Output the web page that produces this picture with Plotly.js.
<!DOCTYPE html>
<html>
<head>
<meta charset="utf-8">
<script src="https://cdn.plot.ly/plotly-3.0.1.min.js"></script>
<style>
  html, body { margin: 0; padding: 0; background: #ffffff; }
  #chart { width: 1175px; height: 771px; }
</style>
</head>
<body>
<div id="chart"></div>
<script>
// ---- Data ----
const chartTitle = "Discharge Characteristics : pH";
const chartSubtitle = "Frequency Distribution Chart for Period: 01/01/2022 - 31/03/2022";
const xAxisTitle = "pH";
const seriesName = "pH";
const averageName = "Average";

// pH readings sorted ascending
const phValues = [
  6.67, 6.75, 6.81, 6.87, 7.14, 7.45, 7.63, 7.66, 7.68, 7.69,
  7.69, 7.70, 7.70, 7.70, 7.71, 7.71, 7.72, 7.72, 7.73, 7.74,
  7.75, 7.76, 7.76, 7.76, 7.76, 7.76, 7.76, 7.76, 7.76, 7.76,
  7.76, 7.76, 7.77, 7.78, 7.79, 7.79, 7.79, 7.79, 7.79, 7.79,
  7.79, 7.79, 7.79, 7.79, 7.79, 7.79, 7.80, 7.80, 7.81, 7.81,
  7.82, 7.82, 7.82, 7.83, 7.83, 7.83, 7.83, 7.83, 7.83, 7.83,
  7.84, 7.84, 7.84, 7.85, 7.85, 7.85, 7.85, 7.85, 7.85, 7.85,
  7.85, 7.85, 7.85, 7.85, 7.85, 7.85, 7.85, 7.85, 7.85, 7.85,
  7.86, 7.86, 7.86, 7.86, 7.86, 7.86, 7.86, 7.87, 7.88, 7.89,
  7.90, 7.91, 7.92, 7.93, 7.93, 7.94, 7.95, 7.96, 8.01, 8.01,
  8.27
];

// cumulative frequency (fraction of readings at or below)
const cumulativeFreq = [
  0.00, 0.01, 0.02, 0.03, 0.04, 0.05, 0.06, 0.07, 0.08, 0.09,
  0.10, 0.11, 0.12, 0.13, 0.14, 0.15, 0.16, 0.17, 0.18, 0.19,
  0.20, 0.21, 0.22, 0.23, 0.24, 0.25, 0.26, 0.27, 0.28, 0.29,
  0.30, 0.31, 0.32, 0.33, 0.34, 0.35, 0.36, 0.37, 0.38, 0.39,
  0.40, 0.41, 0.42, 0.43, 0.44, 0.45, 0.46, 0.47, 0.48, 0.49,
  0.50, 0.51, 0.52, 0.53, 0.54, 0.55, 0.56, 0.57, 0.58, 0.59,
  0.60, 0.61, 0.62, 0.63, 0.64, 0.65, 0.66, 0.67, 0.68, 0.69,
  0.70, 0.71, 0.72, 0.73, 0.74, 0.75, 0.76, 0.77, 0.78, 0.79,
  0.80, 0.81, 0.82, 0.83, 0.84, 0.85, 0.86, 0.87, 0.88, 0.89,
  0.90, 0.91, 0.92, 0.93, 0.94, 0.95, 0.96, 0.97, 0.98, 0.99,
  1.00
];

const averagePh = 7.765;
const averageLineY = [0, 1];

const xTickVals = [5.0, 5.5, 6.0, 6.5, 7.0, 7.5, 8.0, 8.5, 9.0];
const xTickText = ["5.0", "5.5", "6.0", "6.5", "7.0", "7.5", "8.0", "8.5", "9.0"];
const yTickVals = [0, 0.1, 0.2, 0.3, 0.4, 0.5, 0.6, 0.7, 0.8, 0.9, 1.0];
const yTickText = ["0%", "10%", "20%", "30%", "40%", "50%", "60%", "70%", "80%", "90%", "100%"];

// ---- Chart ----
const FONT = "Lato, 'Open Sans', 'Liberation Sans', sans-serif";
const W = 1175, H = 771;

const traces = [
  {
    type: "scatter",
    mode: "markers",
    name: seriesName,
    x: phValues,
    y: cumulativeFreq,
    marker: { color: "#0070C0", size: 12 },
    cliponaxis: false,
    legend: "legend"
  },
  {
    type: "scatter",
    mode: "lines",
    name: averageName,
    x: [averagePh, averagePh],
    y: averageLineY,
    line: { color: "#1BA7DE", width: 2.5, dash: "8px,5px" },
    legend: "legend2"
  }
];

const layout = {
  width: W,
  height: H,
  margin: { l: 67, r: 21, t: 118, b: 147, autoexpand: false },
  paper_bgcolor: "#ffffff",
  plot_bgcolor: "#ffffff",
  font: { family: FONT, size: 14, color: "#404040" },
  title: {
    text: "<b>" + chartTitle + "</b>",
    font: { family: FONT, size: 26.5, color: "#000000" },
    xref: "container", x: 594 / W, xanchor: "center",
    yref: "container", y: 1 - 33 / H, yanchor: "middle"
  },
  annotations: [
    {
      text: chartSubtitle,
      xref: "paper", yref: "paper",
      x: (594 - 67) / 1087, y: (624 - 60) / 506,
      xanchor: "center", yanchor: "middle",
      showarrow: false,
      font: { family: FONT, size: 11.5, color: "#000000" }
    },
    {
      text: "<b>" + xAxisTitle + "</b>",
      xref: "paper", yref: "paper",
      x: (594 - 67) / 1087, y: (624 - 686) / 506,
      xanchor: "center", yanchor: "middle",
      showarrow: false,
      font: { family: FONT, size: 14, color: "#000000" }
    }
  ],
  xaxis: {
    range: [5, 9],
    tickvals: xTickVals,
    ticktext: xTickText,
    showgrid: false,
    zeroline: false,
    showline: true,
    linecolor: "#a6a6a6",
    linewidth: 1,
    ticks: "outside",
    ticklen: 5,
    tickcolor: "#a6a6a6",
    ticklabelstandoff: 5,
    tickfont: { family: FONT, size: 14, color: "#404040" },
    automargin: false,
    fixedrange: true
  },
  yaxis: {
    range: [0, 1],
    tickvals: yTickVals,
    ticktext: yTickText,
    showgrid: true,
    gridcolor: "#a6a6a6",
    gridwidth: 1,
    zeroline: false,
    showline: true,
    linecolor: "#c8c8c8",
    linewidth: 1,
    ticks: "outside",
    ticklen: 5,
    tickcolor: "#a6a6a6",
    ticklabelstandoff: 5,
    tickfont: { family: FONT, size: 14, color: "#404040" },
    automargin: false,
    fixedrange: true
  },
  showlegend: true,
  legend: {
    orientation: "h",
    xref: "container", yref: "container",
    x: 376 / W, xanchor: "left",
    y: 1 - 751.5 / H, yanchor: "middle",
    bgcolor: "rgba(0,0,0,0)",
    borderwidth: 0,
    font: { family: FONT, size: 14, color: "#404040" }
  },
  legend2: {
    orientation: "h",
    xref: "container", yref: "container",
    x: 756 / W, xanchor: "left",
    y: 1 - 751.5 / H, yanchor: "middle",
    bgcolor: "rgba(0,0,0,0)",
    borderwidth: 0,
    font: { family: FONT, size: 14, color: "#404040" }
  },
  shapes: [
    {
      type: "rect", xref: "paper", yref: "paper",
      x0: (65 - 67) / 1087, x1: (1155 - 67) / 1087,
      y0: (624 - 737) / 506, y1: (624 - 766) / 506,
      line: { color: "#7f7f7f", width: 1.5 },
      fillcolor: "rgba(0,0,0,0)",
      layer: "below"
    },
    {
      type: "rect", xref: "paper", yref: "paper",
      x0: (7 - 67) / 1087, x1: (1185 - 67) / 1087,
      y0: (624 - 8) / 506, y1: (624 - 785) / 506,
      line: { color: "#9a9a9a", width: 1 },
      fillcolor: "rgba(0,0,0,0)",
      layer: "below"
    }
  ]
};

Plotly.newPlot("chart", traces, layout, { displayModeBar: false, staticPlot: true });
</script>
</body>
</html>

==

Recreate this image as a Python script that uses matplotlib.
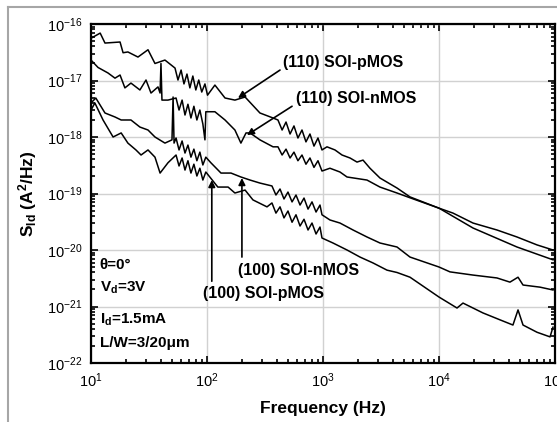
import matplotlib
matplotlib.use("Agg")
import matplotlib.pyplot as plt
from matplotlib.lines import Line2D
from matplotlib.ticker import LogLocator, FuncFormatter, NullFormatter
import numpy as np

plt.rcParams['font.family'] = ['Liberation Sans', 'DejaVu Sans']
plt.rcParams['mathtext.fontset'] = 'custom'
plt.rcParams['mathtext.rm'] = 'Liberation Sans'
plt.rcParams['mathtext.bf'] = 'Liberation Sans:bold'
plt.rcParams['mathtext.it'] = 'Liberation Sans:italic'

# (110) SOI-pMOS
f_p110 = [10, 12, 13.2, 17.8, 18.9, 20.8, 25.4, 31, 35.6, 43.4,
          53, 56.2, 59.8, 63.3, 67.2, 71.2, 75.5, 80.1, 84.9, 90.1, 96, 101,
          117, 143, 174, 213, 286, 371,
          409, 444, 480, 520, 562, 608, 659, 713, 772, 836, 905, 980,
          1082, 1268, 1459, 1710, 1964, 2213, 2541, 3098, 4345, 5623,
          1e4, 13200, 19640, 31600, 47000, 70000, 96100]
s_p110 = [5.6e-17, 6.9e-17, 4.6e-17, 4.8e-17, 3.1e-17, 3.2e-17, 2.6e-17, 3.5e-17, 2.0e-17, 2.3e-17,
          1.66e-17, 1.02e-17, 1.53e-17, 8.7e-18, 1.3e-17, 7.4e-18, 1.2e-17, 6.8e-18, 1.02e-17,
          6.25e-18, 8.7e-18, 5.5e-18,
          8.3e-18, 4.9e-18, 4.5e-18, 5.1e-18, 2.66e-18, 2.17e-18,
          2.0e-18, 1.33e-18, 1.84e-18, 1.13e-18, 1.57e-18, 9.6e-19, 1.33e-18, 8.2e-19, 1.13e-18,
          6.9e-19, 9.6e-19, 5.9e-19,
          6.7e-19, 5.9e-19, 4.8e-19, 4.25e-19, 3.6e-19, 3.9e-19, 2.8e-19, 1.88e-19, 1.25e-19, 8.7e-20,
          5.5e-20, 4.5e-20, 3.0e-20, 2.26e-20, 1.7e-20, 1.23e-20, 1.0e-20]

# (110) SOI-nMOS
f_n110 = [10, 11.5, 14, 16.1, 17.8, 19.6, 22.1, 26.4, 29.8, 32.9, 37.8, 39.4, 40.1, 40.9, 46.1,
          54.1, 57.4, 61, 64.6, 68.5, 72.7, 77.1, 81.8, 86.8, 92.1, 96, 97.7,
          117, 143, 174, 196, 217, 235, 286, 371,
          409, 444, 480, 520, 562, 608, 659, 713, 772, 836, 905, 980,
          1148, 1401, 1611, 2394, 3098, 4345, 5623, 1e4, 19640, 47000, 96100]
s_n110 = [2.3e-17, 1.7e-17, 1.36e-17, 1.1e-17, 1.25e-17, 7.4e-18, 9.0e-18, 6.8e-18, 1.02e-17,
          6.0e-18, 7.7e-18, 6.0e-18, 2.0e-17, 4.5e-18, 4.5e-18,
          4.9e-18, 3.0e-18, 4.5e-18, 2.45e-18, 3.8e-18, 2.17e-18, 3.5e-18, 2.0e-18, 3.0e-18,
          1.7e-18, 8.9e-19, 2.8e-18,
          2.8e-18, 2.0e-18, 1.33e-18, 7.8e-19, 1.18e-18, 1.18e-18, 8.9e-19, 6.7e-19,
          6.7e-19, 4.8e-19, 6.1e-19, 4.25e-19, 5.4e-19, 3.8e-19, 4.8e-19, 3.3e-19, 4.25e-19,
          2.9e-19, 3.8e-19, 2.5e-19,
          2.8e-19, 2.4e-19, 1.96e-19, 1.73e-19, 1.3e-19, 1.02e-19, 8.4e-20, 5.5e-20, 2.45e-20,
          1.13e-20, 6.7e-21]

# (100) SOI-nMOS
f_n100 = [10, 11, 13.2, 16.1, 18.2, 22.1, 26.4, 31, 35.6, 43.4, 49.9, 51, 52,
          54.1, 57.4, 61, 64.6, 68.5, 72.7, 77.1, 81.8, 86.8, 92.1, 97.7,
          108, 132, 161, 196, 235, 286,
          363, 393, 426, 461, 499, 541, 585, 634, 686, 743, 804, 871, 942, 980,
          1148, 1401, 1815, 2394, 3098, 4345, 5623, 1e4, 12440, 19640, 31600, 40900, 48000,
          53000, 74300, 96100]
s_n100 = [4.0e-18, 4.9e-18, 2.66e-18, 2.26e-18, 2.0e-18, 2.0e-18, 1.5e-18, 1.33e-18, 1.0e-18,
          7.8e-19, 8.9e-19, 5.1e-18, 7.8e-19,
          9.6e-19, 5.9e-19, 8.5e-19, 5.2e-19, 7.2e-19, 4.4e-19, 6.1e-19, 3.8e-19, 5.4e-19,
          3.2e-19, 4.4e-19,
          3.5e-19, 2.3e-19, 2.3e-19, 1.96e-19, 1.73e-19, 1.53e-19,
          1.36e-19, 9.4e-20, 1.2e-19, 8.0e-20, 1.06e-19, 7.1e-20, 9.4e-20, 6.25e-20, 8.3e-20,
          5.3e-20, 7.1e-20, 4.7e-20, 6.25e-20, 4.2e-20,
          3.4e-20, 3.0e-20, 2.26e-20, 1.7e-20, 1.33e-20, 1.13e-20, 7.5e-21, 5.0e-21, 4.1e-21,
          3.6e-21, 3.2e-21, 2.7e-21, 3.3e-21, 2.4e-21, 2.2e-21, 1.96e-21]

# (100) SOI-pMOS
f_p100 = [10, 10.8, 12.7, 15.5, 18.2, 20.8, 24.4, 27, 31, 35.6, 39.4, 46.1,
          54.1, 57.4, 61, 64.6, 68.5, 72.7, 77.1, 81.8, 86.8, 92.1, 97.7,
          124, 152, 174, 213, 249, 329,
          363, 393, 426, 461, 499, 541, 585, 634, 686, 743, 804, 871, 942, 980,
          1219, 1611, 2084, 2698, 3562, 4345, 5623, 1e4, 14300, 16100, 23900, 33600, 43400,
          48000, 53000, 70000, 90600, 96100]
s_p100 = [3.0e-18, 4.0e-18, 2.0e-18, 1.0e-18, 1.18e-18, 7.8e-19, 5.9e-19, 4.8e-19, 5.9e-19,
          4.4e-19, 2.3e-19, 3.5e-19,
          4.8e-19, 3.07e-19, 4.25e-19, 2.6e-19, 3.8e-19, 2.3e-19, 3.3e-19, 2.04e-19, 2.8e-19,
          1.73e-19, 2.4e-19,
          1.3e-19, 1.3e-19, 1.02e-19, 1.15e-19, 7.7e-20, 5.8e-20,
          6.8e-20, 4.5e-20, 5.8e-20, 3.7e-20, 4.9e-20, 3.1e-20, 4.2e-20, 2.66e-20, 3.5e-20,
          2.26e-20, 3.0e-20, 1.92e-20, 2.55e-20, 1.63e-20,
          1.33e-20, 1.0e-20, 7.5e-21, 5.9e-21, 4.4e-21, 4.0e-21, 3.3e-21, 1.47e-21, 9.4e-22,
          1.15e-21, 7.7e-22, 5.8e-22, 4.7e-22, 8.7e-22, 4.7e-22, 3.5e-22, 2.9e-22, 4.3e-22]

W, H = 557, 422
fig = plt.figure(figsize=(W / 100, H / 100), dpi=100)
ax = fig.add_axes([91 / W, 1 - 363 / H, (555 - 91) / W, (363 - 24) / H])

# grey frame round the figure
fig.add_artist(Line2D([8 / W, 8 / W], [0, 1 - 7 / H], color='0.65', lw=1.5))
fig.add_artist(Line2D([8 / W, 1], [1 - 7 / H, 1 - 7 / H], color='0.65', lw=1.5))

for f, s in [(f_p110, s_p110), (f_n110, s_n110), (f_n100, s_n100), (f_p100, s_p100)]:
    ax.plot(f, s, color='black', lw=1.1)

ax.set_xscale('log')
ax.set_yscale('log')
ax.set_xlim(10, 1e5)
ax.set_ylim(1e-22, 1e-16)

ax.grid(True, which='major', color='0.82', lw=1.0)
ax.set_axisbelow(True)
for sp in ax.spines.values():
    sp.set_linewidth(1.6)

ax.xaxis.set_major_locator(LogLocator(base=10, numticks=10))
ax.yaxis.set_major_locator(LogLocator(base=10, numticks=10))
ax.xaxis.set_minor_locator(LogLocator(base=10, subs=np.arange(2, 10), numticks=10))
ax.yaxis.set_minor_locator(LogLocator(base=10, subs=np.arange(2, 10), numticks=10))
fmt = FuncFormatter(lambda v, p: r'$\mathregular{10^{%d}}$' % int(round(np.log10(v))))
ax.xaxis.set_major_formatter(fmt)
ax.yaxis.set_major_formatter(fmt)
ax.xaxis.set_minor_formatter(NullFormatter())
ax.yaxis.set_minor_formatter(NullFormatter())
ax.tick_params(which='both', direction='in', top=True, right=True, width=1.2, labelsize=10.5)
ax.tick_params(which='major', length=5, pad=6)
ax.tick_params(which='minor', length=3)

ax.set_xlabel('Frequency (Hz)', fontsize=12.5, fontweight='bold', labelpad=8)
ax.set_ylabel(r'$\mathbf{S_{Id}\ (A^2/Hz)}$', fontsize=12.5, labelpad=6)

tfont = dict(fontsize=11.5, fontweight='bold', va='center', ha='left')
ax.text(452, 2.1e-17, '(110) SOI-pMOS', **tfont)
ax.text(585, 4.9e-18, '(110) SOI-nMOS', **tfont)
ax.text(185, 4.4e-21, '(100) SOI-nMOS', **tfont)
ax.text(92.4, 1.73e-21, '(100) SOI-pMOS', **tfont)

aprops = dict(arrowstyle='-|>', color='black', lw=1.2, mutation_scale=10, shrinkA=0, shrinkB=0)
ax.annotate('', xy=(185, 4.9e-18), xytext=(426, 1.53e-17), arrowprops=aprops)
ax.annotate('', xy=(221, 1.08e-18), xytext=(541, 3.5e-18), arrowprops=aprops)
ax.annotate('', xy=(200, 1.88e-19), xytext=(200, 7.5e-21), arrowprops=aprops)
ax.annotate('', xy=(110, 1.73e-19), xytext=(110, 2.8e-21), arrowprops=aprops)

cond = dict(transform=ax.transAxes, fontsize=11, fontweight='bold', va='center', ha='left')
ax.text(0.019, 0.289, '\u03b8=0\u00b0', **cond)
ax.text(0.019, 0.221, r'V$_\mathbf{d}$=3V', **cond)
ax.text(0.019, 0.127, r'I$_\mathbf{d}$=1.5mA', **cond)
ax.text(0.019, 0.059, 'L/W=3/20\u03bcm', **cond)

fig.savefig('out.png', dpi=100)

==

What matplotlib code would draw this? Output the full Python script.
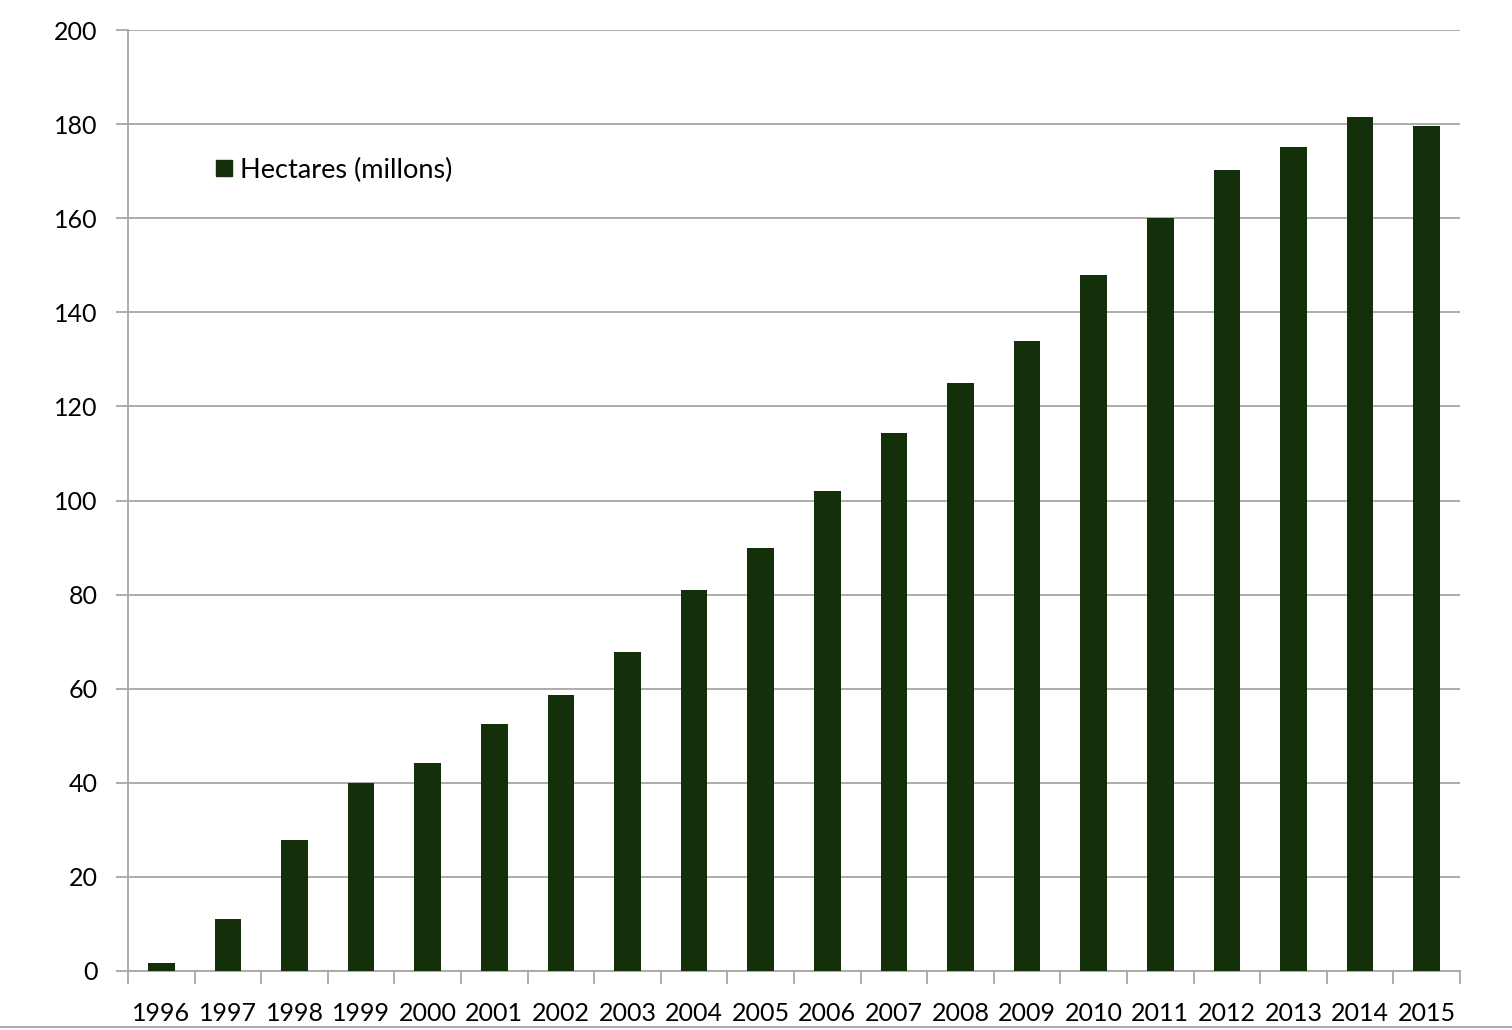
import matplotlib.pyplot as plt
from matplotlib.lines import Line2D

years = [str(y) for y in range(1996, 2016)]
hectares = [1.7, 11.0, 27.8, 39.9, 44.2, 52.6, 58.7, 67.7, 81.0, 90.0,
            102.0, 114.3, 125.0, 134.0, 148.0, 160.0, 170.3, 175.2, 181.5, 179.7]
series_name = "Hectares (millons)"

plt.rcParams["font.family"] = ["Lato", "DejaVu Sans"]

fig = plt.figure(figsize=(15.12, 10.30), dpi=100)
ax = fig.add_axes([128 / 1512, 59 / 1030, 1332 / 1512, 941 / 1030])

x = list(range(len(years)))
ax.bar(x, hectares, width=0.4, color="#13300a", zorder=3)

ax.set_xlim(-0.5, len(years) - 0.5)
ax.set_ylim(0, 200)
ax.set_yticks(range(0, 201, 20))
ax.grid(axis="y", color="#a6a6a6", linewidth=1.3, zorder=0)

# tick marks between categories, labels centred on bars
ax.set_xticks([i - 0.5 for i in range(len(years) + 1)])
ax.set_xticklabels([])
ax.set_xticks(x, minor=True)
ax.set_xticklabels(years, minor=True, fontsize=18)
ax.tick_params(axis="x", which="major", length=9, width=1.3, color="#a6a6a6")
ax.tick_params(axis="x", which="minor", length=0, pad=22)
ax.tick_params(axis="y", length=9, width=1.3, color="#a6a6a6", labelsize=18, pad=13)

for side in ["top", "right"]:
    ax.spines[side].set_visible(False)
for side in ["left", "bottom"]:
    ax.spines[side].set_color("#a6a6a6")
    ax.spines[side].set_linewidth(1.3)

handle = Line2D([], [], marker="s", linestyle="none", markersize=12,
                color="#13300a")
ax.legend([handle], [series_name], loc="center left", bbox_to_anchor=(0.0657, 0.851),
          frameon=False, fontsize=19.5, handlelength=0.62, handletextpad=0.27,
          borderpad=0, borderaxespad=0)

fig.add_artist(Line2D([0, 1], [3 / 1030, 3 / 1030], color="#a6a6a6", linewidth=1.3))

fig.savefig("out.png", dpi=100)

**DIRECTIONS:** Exactly and exclusively, reproduce the lines that start at the line containing "Output the web" and end at the line containing "const averageLineY = [0, 1];", inclusive of both.

**ANSWER TO THE TASK:**
Output the web page that produces this picture with Plotly.js.
<!DOCTYPE html>
<html>
<head>
<meta charset="utf-8">
<script src="https://cdn.plot.ly/plotly-3.0.1.min.js"></script>
<style>
  html, body { margin: 0; padding: 0; background: #ffffff; }
  #chart { width: 1175px; height: 771px; }
</style>
</head>
<body>
<div id="chart"></div>
<script>
// ---- Data ----
const chartTitle = "Discharge Characteristics : pH";
const chartSubtitle = "Frequency Distribution Chart for Period: 01/01/2022 - 31/03/2022";
const xAxisTitle = "pH";
const seriesName = "pH";
const averageName = "Average";

// pH readings sorted ascending
const phValues = [
  6.67, 6.75, 6.81, 6.87, 7.14, 7.45, 7.63, 7.66, 7.68, 7.69,
  7.69, 7.70, 7.70, 7.70, 7.71, 7.71, 7.72, 7.72, 7.73, 7.74,
  7.75, 7.76, 7.76, 7.76, 7.76, 7.76, 7.76, 7.76, 7.76, 7.76,
  7.76, 7.76, 7.77, 7.78, 7.79, 7.79, 7.79, 7.79, 7.79, 7.79,
  7.79, 7.79, 7.79, 7.79, 7.79, 7.79, 7.80, 7.80, 7.81, 7.81,
  7.82, 7.82, 7.82, 7.83, 7.83, 7.83, 7.83, 7.83, 7.83, 7.83,
  7.84, 7.84, 7.84, 7.85, 7.85, 7.85, 7.85, 7.85, 7.85, 7.85,
  7.85, 7.85, 7.85, 7.85, 7.85, 7.85, 7.85, 7.85, 7.85, 7.85,
  7.86, 7.86, 7.86, 7.86, 7.86, 7.86, 7.86, 7.87, 7.88, 7.89,
  7.90, 7.91, 7.92, 7.93, 7.93, 7.94, 7.95, 7.96, 8.01, 8.01,
  8.27
];

// cumulative frequency (fraction of readings at or below)
const cumulativeFreq = [
  0.00, 0.01, 0.02, 0.03, 0.04, 0.05, 0.06, 0.07, 0.08, 0.09,
  0.10, 0.11, 0.12, 0.13, 0.14, 0.15, 0.16, 0.17, 0.18, 0.19,
  0.20, 0.21, 0.22, 0.23, 0.24, 0.25, 0.26, 0.27, 0.28, 0.29,
  0.30, 0.31, 0.32, 0.33, 0.34, 0.35, 0.36, 0.37, 0.38, 0.39,
  0.40, 0.41, 0.42, 0.43, 0.44, 0.45, 0.46, 0.47, 0.48, 0.49,
  0.50, 0.51, 0.52, 0.53, 0.54, 0.55, 0.56, 0.57, 0.58, 0.59,
  0.60, 0.61, 0.62, 0.63, 0.64, 0.65, 0.66, 0.67, 0.68, 0.69,
  0.70, 0.71, 0.72, 0.73, 0.74, 0.75, 0.76, 0.77, 0.78, 0.79,
  0.80, 0.81, 0.82, 0.83, 0.84, 0.85, 0.86, 0.87, 0.88, 0.89,
  0.90, 0.91, 0.92, 0.93, 0.94, 0.95, 0.96, 0.97, 0.98, 0.99,
  1.00
];

const averagePh = 7.765;
const averageLineY = [0, 1];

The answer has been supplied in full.